I booked into the Hotel Unizo Kyoto Shijo Karasuma which was a short subway ride from Kyoto Station, thankfully Kyoto’s subway system is nothing like Tokyo’s spaghetti consisting of only two lines! The hotel is from what I gather a new build so everything was very clean, I didn’t specify where I would like my room though and the frosted window opened partially to reveal an apartment block next door, the room was quite cramped and if anything had too much furniture in it. There was no wardrobe to speak of just some hangers extending out from a couple of poles, I used a small round table for my suitcase and headed out. The location of the hotel is minutes away from the main shopping streets where there plenty of restaurants and branching off more streets with restaurants and shops, it was all somewhat familiar and I even found the branch of Loft that I had mistaken to be in Tokyo, in anticipation of the hot weather to come and with the added bonus of a sale I bought myself a cap.


What I hadn’t realized when making my itinerary was that the Gion Matsuri was coming up in Kyoto, of which I will go into in further detail in upcoming posts. It was both strange and familiar being back in Kyoto, the air was humid, the voices a mixture of American English, Japanese, Chinese, Korean, French and Spanish in and around the streets.

I chose to eat Okonomiyaki that evening, which is a savoury type of pancake which is made with various ingredients and cooked on a hot plate, in some places it’s cooked for you, in others you cook it yourself. The batter is made mainly from water, flour, eggs and cabbage. To this then different ingredients like pork, squid, spring onions can be added in any combination, yakisoba (fried noodles) can also be incorporated.

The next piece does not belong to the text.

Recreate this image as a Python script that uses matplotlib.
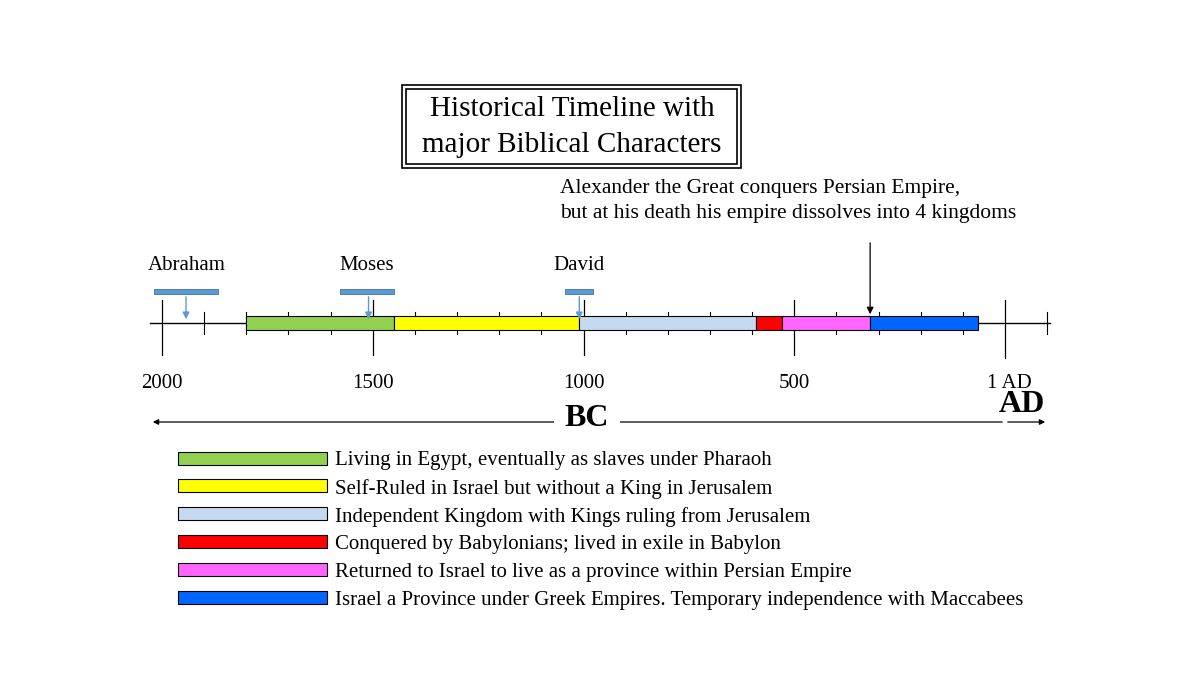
import matplotlib.pyplot as plt
from matplotlib.patches import Rectangle

# years: negative = BC
periods = [(-1800, -1450), (-1450, -1010), (-1010, -590), (-590, -530), (-530, -320), (-320, -63)]
colors = ["#92d050", "#ffff00", "#c5d9f1", "#ff0000", "#ff66ff", "#0066ff"]
labels = ["Living in Egypt, eventually as slaves under Pharaoh",
          "Self-Ruled in Israel but without a King in Jerusalem",
          "Independent Kingdom with Kings ruling from Jerusalem",
          "Conquered by Babylonians; lived in exile in Babylon",
          "Returned to Israel to live as a province within Persian Empire",
          "Israel a Province under Greek Empires. Temporary independence with Maccabees"]
people = ["Abraham", "Moses", "David"]
people_span = [(-2018, -1866), (-1577, -1450), (-1045, -978)]
people_at = [(-1943), (-1510), (-1010)]
major = [-2000, -1500, -1000, -500, 0]
major_lbl = ["2000", "1500", "1000", "500", "1 AD"]
alex_year = -320

plt.rcParams['font.family'] = ['Liberation Serif', 'DejaVu Serif']
fig = plt.figure(figsize=(12, 6.75), dpi=100)
ax = fig.add_axes([0, 0, 1, 1])
s = 0.4215
x0 = -2000 - 162 / s
ax.set_xlim(x0, x0 + 1200 / s)
ax.set_ylim(675, 0)
ax.axis("off")
px = lambda p: x0 + p / s

# title box
ax.add_patch(Rectangle((px(402), 85), px(741) - px(402), 83, fill=False, lw=1.2, ec="black"))
ax.add_patch(Rectangle((px(406), 89), px(737) - px(406), 75, fill=False, lw=1.2, ec="black"))
ax.text(px(572), 127, "Historical Timeline with\nmajor Biblical Characters", ha="center", va="center",
        fontsize=21, linespacing=1.45)

# axis line and ticks
ax.plot([px(150), px(1050)], [323, 323], color="black", lw=1)
for t in range(-1900, 101, 100):
    if t not in major:
        ax.plot([t, t], [312, 334], color="black", lw=0.8)
for t, l in zip(major, major_lbl):
    ax.plot([t, t], [300, 355 if t else 358], color="black", lw=0.9)
    ax.text(t + (10 if t == 0 else 0), 384, l, ha="center", va="center", fontsize=15)

# periods
for (a, b), c in zip(periods, colors):
    ax.add_patch(Rectangle((a, 316), b - a, 14, fc=c, ec="black", lw=0.8, zorder=3))

# people
for name, (a, b), at in zip(people, people_span, people_at):
    ax.add_patch(Rectangle((a, 289), b - a, 5, fc="#5b9bd5", ec="#41719c", lw=0.6, zorder=4))
    ax.annotate("", xy=(at, 322), xytext=(at, 294),
                arrowprops=dict(arrowstyle="-|>", color="#5b9bd5", lw=1, mutation_scale=10), zorder=4)
    ax.text((a + b) / 2, 265, name, ha="center", va="center", fontsize=15)

# Alexander
ax.annotate("", xy=(alex_year, 317), xytext=(alex_year, 240),
            arrowprops=dict(arrowstyle="-|>", color="black", lw=0.9, mutation_scale=10), zorder=5)
ax.text(px(560), 201, "Alexander the Great conquers Persian Empire,\nbut at his death his empire dissolves into 4 kingdoms",
        ha="left", va="center", fontsize=15.5, linespacing=1.4)

# BC / AD arrows
ax.annotate("", xy=(px(150), 422), xytext=(0, 422),
            arrowprops=dict(arrowstyle="-|>", color="black", lw=0.9, mutation_scale=8))
ax.annotate("", xy=(px(1048), 422), xytext=(0, 422),
            arrowprops=dict(arrowstyle="-|>", color="black", lw=0.9, mutation_scale=8))
ax.text(px(587), 419, "BC", ha="center", va="center", fontsize=23, fontweight="bold",
        bbox=dict(fc="white", ec="none", pad=8))
ax.text(px(1022), 405, "AD", ha="center", va="center", fontsize=23, fontweight="bold")

# legend
for i, (c, l) in enumerate(zip(colors, labels)):
    y = 458 + i * 27.8
    ax.add_patch(Rectangle((px(178), y - 6.5), px(327) - px(178), 13, fc=c, ec="black", lw=0.8))
    ax.text(px(335), y + 3, l, ha="left", va="center", fontsize=15)

fig.savefig("out.png", dpi=100)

I went to a restaurant called Hana Tanuki.

I ordered the Special Tanuki Okonomiyaki although first things first I did have this… 😉 🙂


I can’t remember which mix I had with my okonomiyaki and I suspect I might have eaten something else as well…


With my belly full and buoyed with a nice cold beer or was it two, I ambled back to my hotel and picked up a couple of bread rolls from the nearby convenience store for breakfast and slept well.